ROWS ▸
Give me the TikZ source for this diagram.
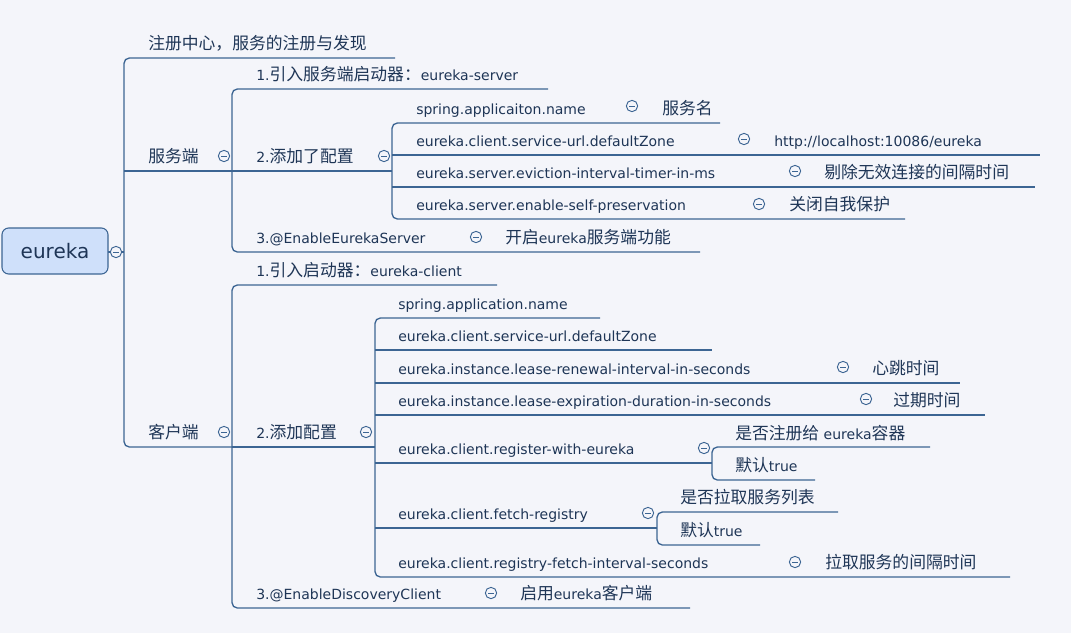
\documentclass[tikz,border=0pt]{standalone}
\usepackage{fontspec}
\setmainfont{DejaVu Sans}
\newfontfamily\cjk[Scale=1.2]{Noto Sans CJK SC}
\newcommand\zh[1]{{\cjk #1}}
\definecolor{bg}{HTML}{F4F5FA}
\definecolor{ln}{HTML}{3C6593}
\definecolor{tx}{HTML}{1E3556}
\definecolor{rootfill}{HTML}{CFE0FA}
\begin{document}
\begin{tikzpicture}[x=0.75pt,y=-0.75pt,
  conn/.style={draw=ln,line width=1pt,rounded corners=4pt},
  lbl/.style={anchor=base west,inner sep=0pt,text=tx,font=\fontsize{10.5pt}{12pt}\selectfont},
  coll/.style={circle,draw=ln,line width=0.7pt,minimum size=8.5pt,inner sep=0pt,fill=bg,
    path picture={\draw[ln,line width=0.7pt] ([xshift=-2.2pt]path picture bounding box.center) -- ([xshift=2.2pt]path picture bounding box.center);}}]
\fill[bg] (0,0) rectangle (1071,633);
\useasboundingbox (0,0) rectangle (1071,633);
% main branches
\draw[conn] (395,58) -- (124,58) -- (124,447) -- (232,447);
\draw[conn] (124,171) -- (232,171);
\draw[conn] (108,252) -- (124,252);
% server
\draw[conn] (548,89) -- (232,89) -- (232,252) -- (700,252);
\draw[conn] (232,171) -- (392,171);
\draw[conn] (720,123) -- (392,123) -- (392,219) -- (905,219);
\draw[conn] (392,155) -- (1040,155);
\draw[conn] (392,187) -- (1035,187);
% client
\draw[conn] (497,285) -- (232,285) -- (232,608) -- (690,608);
\draw[conn] (232,447) -- (375,447);
\draw[conn] (600,318) -- (375,318) -- (375,577) -- (1010,577);
\draw[conn] (375,350) -- (712,350);
\draw[conn] (375,383) -- (960,383);
\draw[conn] (375,415) -- (985,415);
\draw[conn] (375,463) -- (712,463);
\draw[conn] (375,528) -- (657,528);
\draw[conn] (930,447) -- (712,447) -- (712,480) -- (815,480);
\draw[conn] (838,512) -- (657,512) -- (657,545) -- (760,545);
% root
\node[draw=ln,line width=0.8pt,fill=rootfill,rounded corners=5pt,minimum width=79.5pt,minimum height=34.5pt,text=tx,font=\fontsize{15pt}{18pt}\selectfont] (root) at (55,251) {eureka};
\node[coll] (c0) at (116,252) {};
% labels
\node[lbl] (t1) at (148,49) {\zh{注册中心，服务的注册与发现}};
\node[lbl] (s) at (148,162) {\zh{服务端}}; \node[coll] at (224,156) {};
\node[lbl] (k) at (148,438) {\zh{客户端}}; \node[coll] at (224,432) {};
\node[lbl] (s1) at (256,80) {1.\zh{引入服务端启动器：}eureka-server};
\node[lbl] (s2) at (256,162) {2.\zh{添加了配置}}; \node[coll] at (384,156) {};
\node[lbl] (s3) at (256,243) {3.@EnableEurekaServer}; \node[coll] at (476,237) {};
\node[lbl] at (505,243) {\zh{开启}eureka\zh{服务端功能}};
\node[lbl] at (416,114) {spring.applicaiton.name}; \node[coll] at (632,106) {};
\node[lbl] at (662,114) {\zh{服务名}};
\node[lbl] at (416,146) {eureka.client.service-url.defaultZone}; \node[coll] at (744,139) {};
\node[lbl] at (774,146) {http://localhost:10086/eureka};
\node[lbl] at (416,178) {eureka.server.eviction-interval-timer-in-ms}; \node[coll] at (795,171) {};
\node[lbl] at (824,178) {\zh{剔除无效连接的间隔时间}};
\node[lbl] at (416,210) {eureka.server.enable-self-preservation}; \node[coll] at (759,204) {};
\node[lbl] at (789,210) {\zh{关闭自我保护}};
\node[lbl] at (256,276) {1.\zh{引入启动器：}eureka-client};
\node[lbl] at (256,438) {2.\zh{添加配置}}; \node[coll] at (366,432) {};
\node[lbl] at (256,599) {3.@EnableDiscoveryClient}; \node[coll] at (491,593) {};
\node[lbl] at (520,599) {\zh{启用}eureka\zh{客户端}};
\node[lbl] at (398,309) {spring.application.name};
\node[lbl] at (398,341) {eureka.client.service-url.defaultZone};
\node[lbl] at (398,374) {eureka.instance.lease-renewal-interval-in-seconds}; \node[coll] at (843,367) {};
\node[lbl] at (872,374) {\zh{心跳时间}};
\node[lbl] at (398,406) {eureka.instance.lease-expiration-duration-in-seconds}; \node[coll] at (866,399) {};
\node[lbl] at (893,406) {\zh{过期时间}};
\node[lbl] at (398,454) {eureka.client.register-with-eureka}; \node[coll] at (704,448) {};
\node[lbl] at (735,439) {\zh{是否注册给} eureka\zh{容器}};
\node[lbl] at (735,471) {\zh{默认}true};
\node[lbl] at (398,519) {eureka.client.fetch-registry}; \node[coll] at (648,513) {};
\node[lbl] at (680,503) {\zh{是否拉取服务列表}};
\node[lbl] at (680,536) {\zh{默认}true};
\node[lbl] at (398,568) {eureka.client.registry-fetch-interval-seconds}; \node[coll] at (795,562) {};
\node[lbl] at (825,568) {\zh{拉取服务的间隔时间}};
\end{tikzpicture}
\end{document}
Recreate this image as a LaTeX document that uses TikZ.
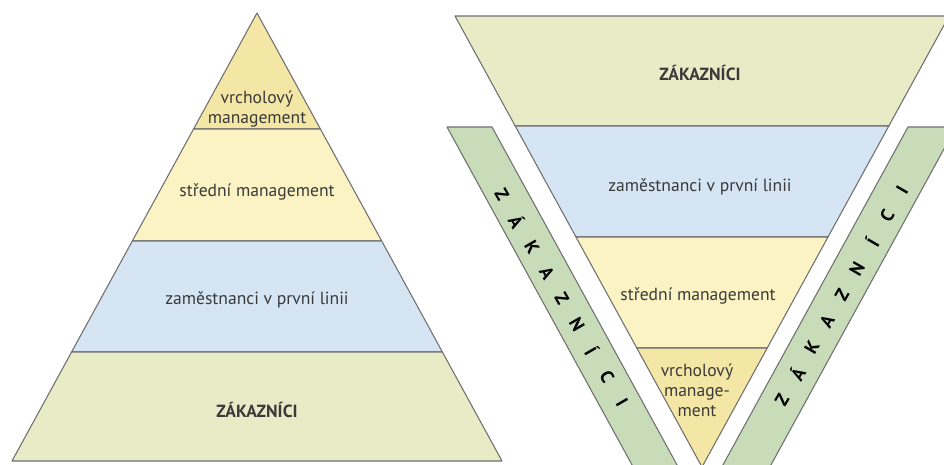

PROBLEM TO SOLVE ▸ Every record is to be reproduced exactly, with no pictures included.

CORRECT OUTPUT ▸
Give me the TikZ source for this diagram.
\documentclass[tikz,border=0pt]{standalone}
\usepackage{fontspec}
\setmainfont{DejaVu Sans}
\newfontfamily\cjk[Scale=1.2]{Noto Sans CJK SC}
\newcommand\zh[1]{{\cjk #1}}
\definecolor{bg}{HTML}{F4F5FA}
\definecolor{ln}{HTML}{3C6593}
\definecolor{tx}{HTML}{1E3556}
\definecolor{rootfill}{HTML}{CFE0FA}
\begin{document}
\begin{tikzpicture}[x=0.75pt,y=-0.75pt,
  conn/.style={draw=ln,line width=1pt,rounded corners=4pt},
  lbl/.style={anchor=base west,inner sep=0pt,text=tx,font=\fontsize{10.5pt}{12pt}\selectfont},
  coll/.style={circle,draw=ln,line width=0.7pt,minimum size=8.5pt,inner sep=0pt,fill=bg,
    path picture={\draw[ln,line width=0.7pt] ([xshift=-2.2pt]path picture bounding box.center) -- ([xshift=2.2pt]path picture bounding box.center);}}]
\fill[bg] (0,0) rectangle (1071,633);
\useasboundingbox (0,0) rectangle (1071,633);
% main branches
\draw[conn] (395,58) -- (124,58) -- (124,447) -- (232,447);
\draw[conn] (124,171) -- (232,171);
\draw[conn] (108,252) -- (124,252);
% server
\draw[conn] (548,89) -- (232,89) -- (232,252) -- (700,252);
\draw[conn] (232,171) -- (392,171);
\draw[conn] (720,123) -- (392,123) -- (392,219) -- (905,219);
\draw[conn] (392,155) -- (1040,155);
\draw[conn] (392,187) -- (1035,187);
% client
\draw[conn] (497,285) -- (232,285) -- (232,608) -- (690,608);
\draw[conn] (232,447) -- (375,447);
\draw[conn] (600,318) -- (375,318) -- (375,577) -- (1010,577);
\draw[conn] (375,350) -- (712,350);
\draw[conn] (375,383) -- (960,383);
\draw[conn] (375,415) -- (985,415);
\draw[conn] (375,463) -- (712,463);
\draw[conn] (375,528) -- (657,528);
\draw[conn] (930,447) -- (712,447) -- (712,480) -- (815,480);
\draw[conn] (838,512) -- (657,512) -- (657,545) -- (760,545);
% root
\node[draw=ln,line width=0.8pt,fill=rootfill,rounded corners=5pt,minimum width=79.5pt,minimum height=34.5pt,text=tx,font=\fontsize{15pt}{18pt}\selectfont] (root) at (55,251) {eureka};
\node[coll] (c0) at (116,252) {};
% labels
\node[lbl] (t1) at (148,49) {\zh{注册中心，服务的注册与发现}};
\node[lbl] (s) at (148,162) {\zh{服务端}}; \node[coll] at (224,156) {};
\node[lbl] (k) at (148,438) {\zh{客户端}}; \node[coll] at (224,432) {};
\node[lbl] (s1) at (256,80) {1.\zh{引入服务端启动器：}eureka-server};
\node[lbl] (s2) at (256,162) {2.\zh{添加了配置}}; \node[coll] at (384,156) {};
\node[lbl] (s3) at (256,243) {3.@EnableEurekaServer}; \node[coll] at (476,237) {};
\node[lbl] at (505,243) {\zh{开启}eureka\zh{服务端功能}};
\node[lbl] at (416,114) {spring.applicaiton.name}; \node[coll] at (632,106) {};
\node[lbl] at (662,114) {\zh{服务名}};
\node[lbl] at (416,146) {eureka.client.service-url.defaultZone}; \node[coll] at (744,139) {};
\node[lbl] at (774,146) {http://localhost:10086/eureka};
\node[lbl] at (416,178) {eureka.server.eviction-interval-timer-in-ms}; \node[coll] at (795,171) {};
\node[lbl] at (824,178) {\zh{剔除无效连接的间隔时间}};
\node[lbl] at (416,210) {eureka.server.enable-self-preservation}; \node[coll] at (759,204) {};
\node[lbl] at (789,210) {\zh{关闭自我保护}};
\node[lbl] at (256,276) {1.\zh{引入启动器：}eureka-client};
\node[lbl] at (256,438) {2.\zh{添加配置}}; \node[coll] at (366,432) {};
\node[lbl] at (256,599) {3.@EnableDiscoveryClient}; \node[coll] at (491,593) {};
\node[lbl] at (520,599) {\zh{启用}eureka\zh{客户端}};
\node[lbl] at (398,309) {spring.application.name};
\node[lbl] at (398,341) {eureka.client.service-url.defaultZone};
\node[lbl] at (398,374) {eureka.instance.lease-renewal-interval-in-seconds}; \node[coll] at (843,367) {};
\node[lbl] at (872,374) {\zh{心跳时间}};
\node[lbl] at (398,406) {eureka.instance.lease-expiration-duration-in-seconds}; \node[coll] at (866,399) {};
\node[lbl] at (893,406) {\zh{过期时间}};
\node[lbl] at (398,454) {eureka.client.register-with-eureka}; \node[coll] at (704,448) {};
\node[lbl] at (735,439) {\zh{是否注册给} eureka\zh{容器}};
\node[lbl] at (735,471) {\zh{默认}true};
\node[lbl] at (398,519) {eureka.client.fetch-registry}; \node[coll] at (648,513) {};
\node[lbl] at (680,503) {\zh{是否拉取服务列表}};
\node[lbl] at (680,536) {\zh{默认}true};
\node[lbl] at (398,568) {eureka.client.registry-fetch-interval-seconds}; \node[coll] at (795,562) {};
\node[lbl] at (825,568) {\zh{拉取服务的间隔时间}};
\end{tikzpicture}
\end{document}
Recreate this image as a LaTeX document that uses TikZ.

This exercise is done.